The Bork hearings--not the outcome, necessarily, but the process--have undermined that pessimistic view. Granted that the outpouring of opposition to Judge Bork was in part orchestrated, that it was limited to selected issues and that some consider it to have been misdirected.

The point is, it was there, and in such intensity that all senators on the Judiciary Committee, whatever their views about politics in general or Judge Bork in particular, tacitly accepted as their premise for questioning and debate that Americans care deeply about their constitutional rights. Further, that they generally approve of Supreme Court decisions protective of those rights. And finally, that if Bork held the constrained views of constitutional protection for individual rights that his opponents said he held, then he was indeed outside what they and the public considered to be the mainstream of both constitutional theory and popular thought.

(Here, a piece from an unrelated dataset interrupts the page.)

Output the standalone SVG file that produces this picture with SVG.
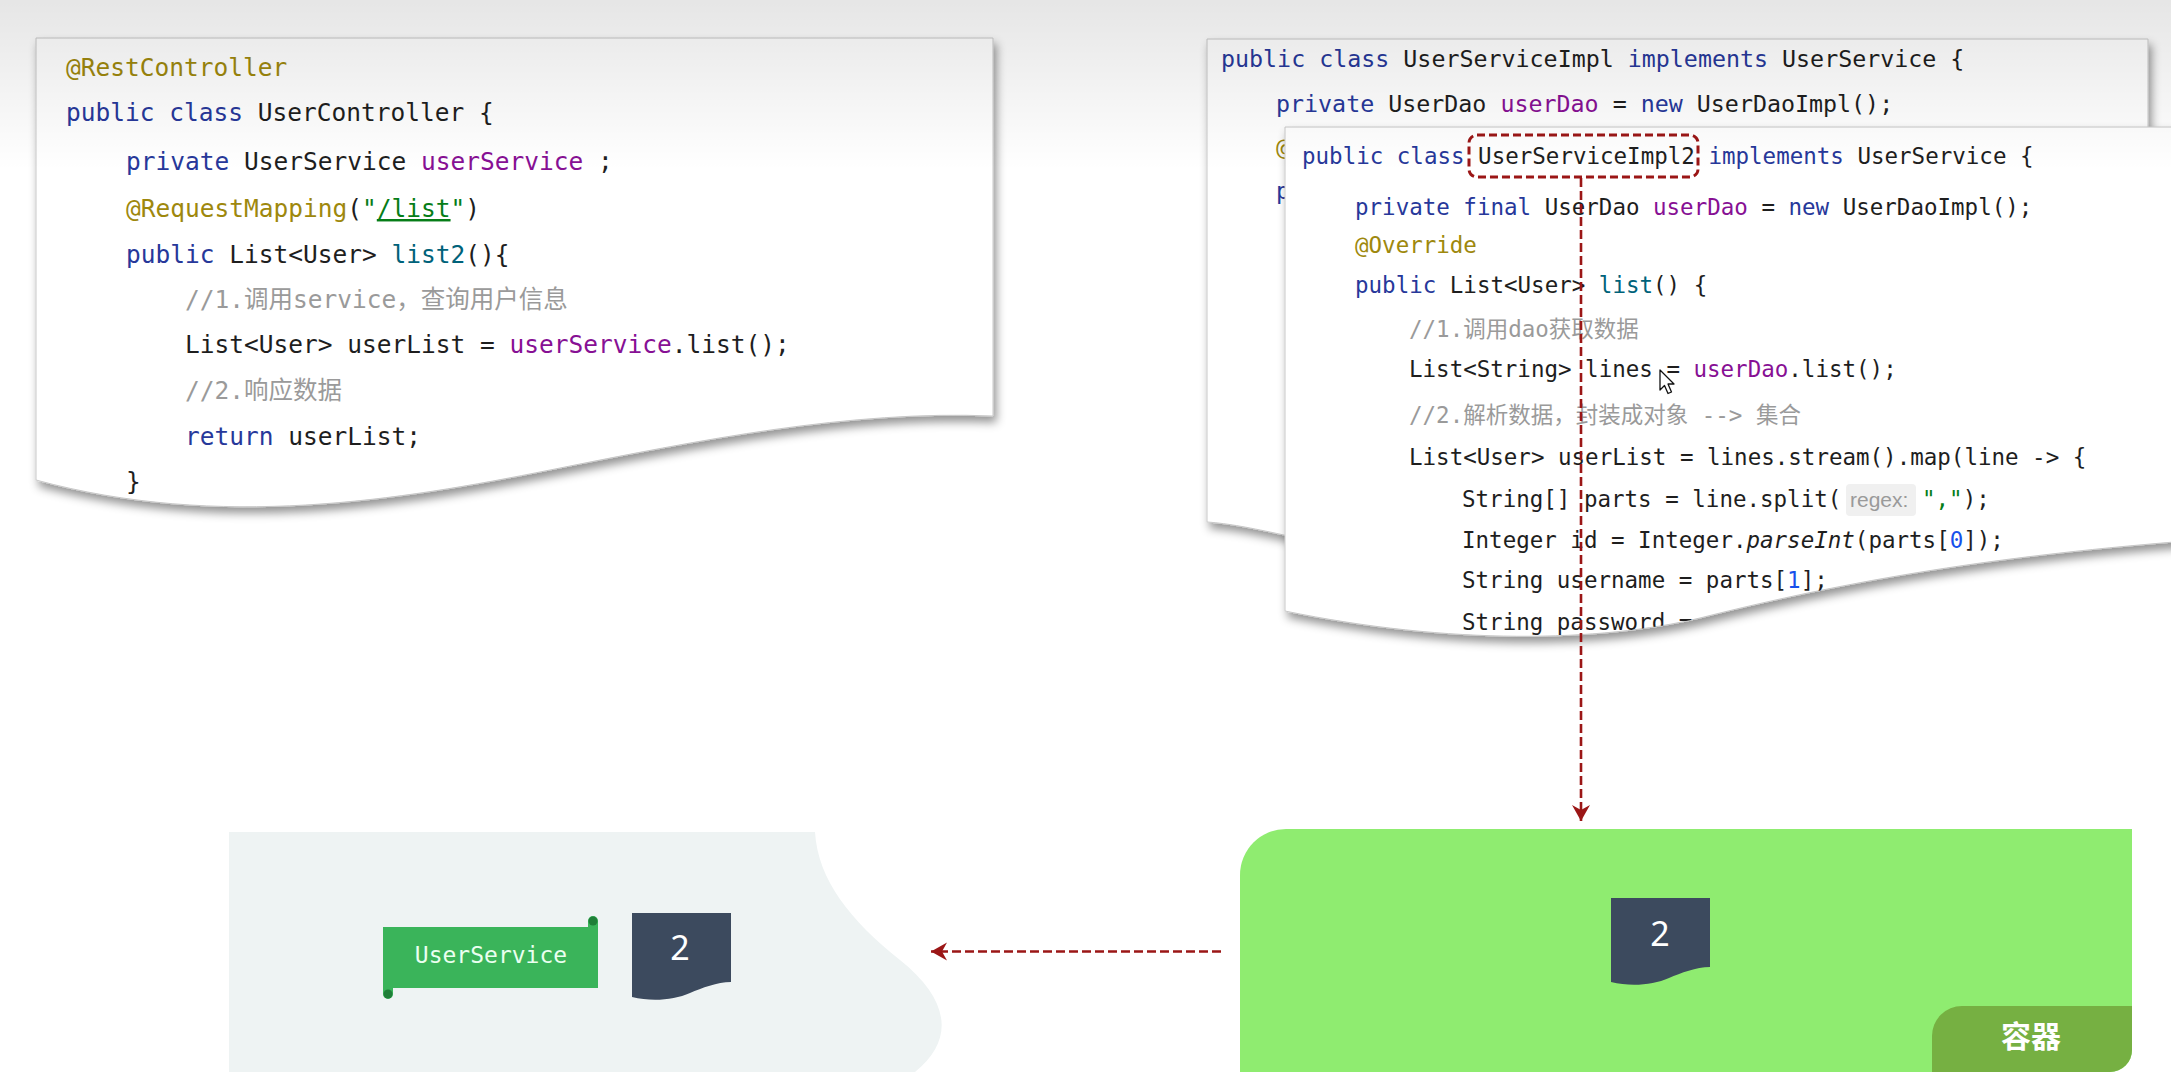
<svg xmlns="http://www.w3.org/2000/svg" width="2171" height="1072" viewBox="0 0 2171 1072">
<defs>
<style>
.code{font-family:"DejaVu Sans Mono","Noto Sans CJK SC",monospace;fill:#1e1e1e;white-space:pre}
.c1{font-size:24.5px}
.c2{font-size:23.3px}
.c3{font-size:22.5px}
.kw{fill:#27389a}
.an{fill:#9e880d}
.fd{fill:#871094}
.md{fill:#00627a}
.cm{fill:#9a9a9a}
.st{fill:#067d17}
.nm{fill:#1750eb}
.card{fill:#ffffff;stroke:#c8c8c8;stroke-width:1}
.conn{fill:none;stroke:#9b1616;stroke-width:2.6;stroke-dasharray:9 4}
.doc{fill:#3c4a5e}
.num{font-family:"Noto Sans","Liberation Sans",sans-serif;font-size:34px;fill:#ffffff;text-anchor:middle}
</style>
<filter id="sh" x="-5%" y="-5%" width="115%" height="120%">
<feDropShadow dx="3" dy="6" stdDeviation="5" flood-color="#000" flood-opacity="0.42"/>
</filter>
<linearGradient id="topfade" x1="0" y1="0" x2="0" y2="1">
<stop offset="0" stop-color="#000" stop-opacity="0.1"/>
<stop offset="1" stop-color="#000" stop-opacity="0"/>
</linearGradient>
<clipPath id="clipL"><path d="M36,38 H993 V416 C850,410 700,440 550,470 C400,500 220,530 36,480 Z"/></clipPath>
<clipPath id="clipF"><path d="M1285,127 H2200 V540 C2000,555 1850,580 1700,618 C1600,642 1450,645 1285,611 Z"/></clipPath>
<marker id="arr" markerUnits="userSpaceOnUse" markerWidth="18" markerHeight="20" viewBox="0 0 18 20" refX="17" refY="10" orient="auto">
<path d="M1,1 L17,10 L1,19 L6,10 Z" fill="#9b1616"/>
</marker>
</defs>
<rect x="0" y="0" width="2171" height="1072" fill="#ffffff"/>

<g id="controller-card">
<path class="card" filter="url(#sh)" d="M36,38 H993 V416 C850,410 700,440 550,470 C400,500 220,530 36,480 Z"/>
<g clip-path="url(#clipL)">
<text class="code c1" x="66" y="76"><tspan class="an">@RestController</tspan></text>
<text class="code c1" x="66" y="121"><tspan class="kw">public class </tspan>UserController {</text>
<text class="code c1" x="126" y="170"><tspan class="kw">private </tspan>UserService <tspan class="fd">userService</tspan> ;</text>
<text class="code c1" x="126" y="217"><tspan class="an">@RequestMapping</tspan>(<tspan class="st">"<tspan text-decoration="underline">/list</tspan>"</tspan>)</text>
<text class="code c1" x="126" y="263"><tspan class="kw">public </tspan>List&lt;User&gt; <tspan class="md">list2</tspan>(){</text>
<text class="code c1 cm" x="185" y="308">//1.调用service，查询用户信息</text>
<text class="code c1" x="185" y="353">List&lt;User&gt; userList = <tspan class="fd">userService</tspan>.list();</text>
<text class="code c1 cm" x="185" y="399">//2.响应数据</text>
<text class="code c1" x="185" y="445"><tspan class="kw">return </tspan>userList;</text>
<text class="code c1" x="126" y="490">}</text>
</g>
</g>

<g id="impl-card">
<path class="card" filter="url(#sh)" d="M1207,39 H2148 V500 C1900,520 1600,600 1400,560 C1300,540 1250,525 1207,522 Z"/>
<text class="code c2" x="1221" y="67"><tspan class="kw">public class </tspan>UserServiceImpl <tspan class="kw">implements </tspan>UserService {</text>
<text class="code c2" x="1276" y="112"><tspan class="kw">private </tspan>UserDao <tspan class="fd">userDao</tspan> = <tspan class="kw">new </tspan>UserDaoImpl();</text>
<text class="code c2 an" x="1276" y="155">@</text>
<text class="code c2 kw" x="1276" y="199">p</text>
</g>

<g id="impl2-card">
<path class="card" filter="url(#sh)" d="M1285,127 H2200 V540 C2000,555 1850,580 1700,618 C1600,642 1450,645 1285,611 Z"/>
<g clip-path="url(#clipF)">
<text class="code c3" x="1302" y="164"><tspan class="kw">public class </tspan>UserServiceImpl2 <tspan class="kw">implements </tspan>UserService {</text>
<text class="code c3" x="1355" y="215"><tspan class="kw">private final </tspan>UserDao <tspan class="fd">userDao</tspan> = <tspan class="kw">new </tspan>UserDaoImpl();</text>
<text class="code c3 an" x="1355" y="253">@Override</text>
<text class="code c3" x="1355" y="293"><tspan class="kw">public </tspan>List&lt;User&gt; <tspan class="md">list</tspan>() {</text>
<text class="code c3 cm" x="1409" y="337">//1.调用dao获取数据</text>
<text class="code c3" x="1409" y="377">List&lt;String&gt; lines = <tspan class="fd">userDao</tspan>.list();</text>
<text class="code c3 cm" x="1409" y="423">//2.解析数据，封装成对象 --&gt; 集合</text>
<text class="code c3" x="1409" y="465">List&lt;User&gt; userList = lines.stream().map(line -&gt; {</text>
<rect x="1846" y="484" width="70" height="32" rx="4" fill="#f0f0f0"/>
<text x="1850" y="507" font-family="'Liberation Sans','Noto Sans',sans-serif" font-size="21" fill="#9a9a9a">regex:</text>
<text class="code c3" x="1462" y="507">String[] parts = line.split(<tspan x="1922" class="st">","</tspan>);</text>
<text class="code c3" x="1462" y="548">Integer id = Integer.<tspan font-style="italic">parseInt</tspan>(parts[<tspan class="nm">0</tspan>]);</text>
<text class="code c3" x="1462" y="588">String username = parts[<tspan class="nm">1</tspan>];</text>
<text class="code c3" x="1462" y="630">String password = pa</text>
</g>
<rect x="1469" y="135" width="229" height="42" rx="8" fill="none" stroke="#9b1616" stroke-width="3" stroke-dasharray="8 4"/>
<path d="M1660,370 L1660,390 L1664.5,385.5 L1668,393.5 L1671.5,392 L1668,384 L1674,384 Z" fill="#ffffff" stroke="#111" stroke-width="1.3" stroke-linejoin="round"/>
</g>

<g id="client-panel">
<path d="M229,832 H815 C818,880 850,920 900,960 C950,1000 955,1040 915,1072 H229 Z" fill="#eef3f3"/>
</g>

<g id="userservice-banner">
<path d="M383,927 H588 V921 A5,5 0 0 1 598,921 V988 H393 V994 A5,5 0 0 1 383,994 Z" fill="#3ab45a"/>
<circle cx="593" cy="921" r="4.5" fill="#1f7f38"/>
<circle cx="388" cy="994" r="4.5" fill="#1f7f38"/>
<text x="491" y="963" text-anchor="middle" font-family="'DejaVu Sans Mono',monospace" font-size="23" fill="#eafff0">UserService</text>
</g>

<g id="bean-left">
<path class="doc" d="M632,913 h99 v69 c-14,0 -29,6 -41,11 c-16,7 -38,9 -58,4 z"/>
<text class="num" x="680" y="960">2</text>
</g>

<g id="container">
<path d="M1240,875 A46,46 0 0 1 1286,829 H2132 V1050 A22,22 0 0 1 2110,1072 H1240 Z" fill="#8fec70"/>
<path d="M1932,1036 A30,30 0 0 1 1962,1006 H2132 V1050 A22,22 0 0 1 2110,1072 H1932 Z" fill="#76b042"/>
<text x="2031" y="1047" text-anchor="middle" font-family="'Noto Sans CJK SC',sans-serif" font-weight="700" font-size="30" fill="#ffffff">容器</text>
</g>

<g id="bean-right">
<path class="doc" d="M1611,898 h99 v69 c-14,0 -29,6 -41,11 c-16,7 -38,9 -58,4 z"/>
<text class="num" x="1660" y="946">2</text>
</g>

<g id="connectors">
<path class="conn" d="M1581,178 V821" marker-end="url(#arr)"/>
<path class="conn" d="M1221,951.5 H931" marker-end="url(#arr)"/>
</g>

<rect x="0" y="0" width="2171" height="170" fill="url(#topfade)"/>
</svg>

Moreover, despite the arguments of some scholars that it is meaningless to talk about shared values in a community so diverse as ours, there emerged from the hearings and their context a perceptible consensus about certain principles such as privacy, freedom of speech and equality, which even the most reclusive of academics and judges cannot fail to observe.

Notwithstanding problems of scope and definition, it appears, for example, that most of us do believe that there exists an area of personal privacy--perhaps autonomy is a better word--which courts should protect against government interference; that the freedom of speech guaranteed by the First Amendment is broader than political speech and embraces even (who would have thought?) a threat to kill the President of the United States absent a clear and imminent danger of the act being committed, and that the equal-protection clause of the 14th Amendment should be broadly interpreted in the case of women as well as blacks and ethnic minorities. As to integration, no evidence of a developed national consensus could be more convincing than the spectacle of Sen. Strom Thurmond (R-S.C.) questioning Judge Bork to confirm his approval of Brown vs. Board of Education.

More generally, I submit, the hearings demonstrated public support for a dynamic view of the Constitution--one in which courts, though constrained by constitutional text, structure and history, nevertheless assume continuing responsibility for protecting the values of freedom and equality in a changing world. Whatever else one thinks of the hearings, these lessons are of lasting value.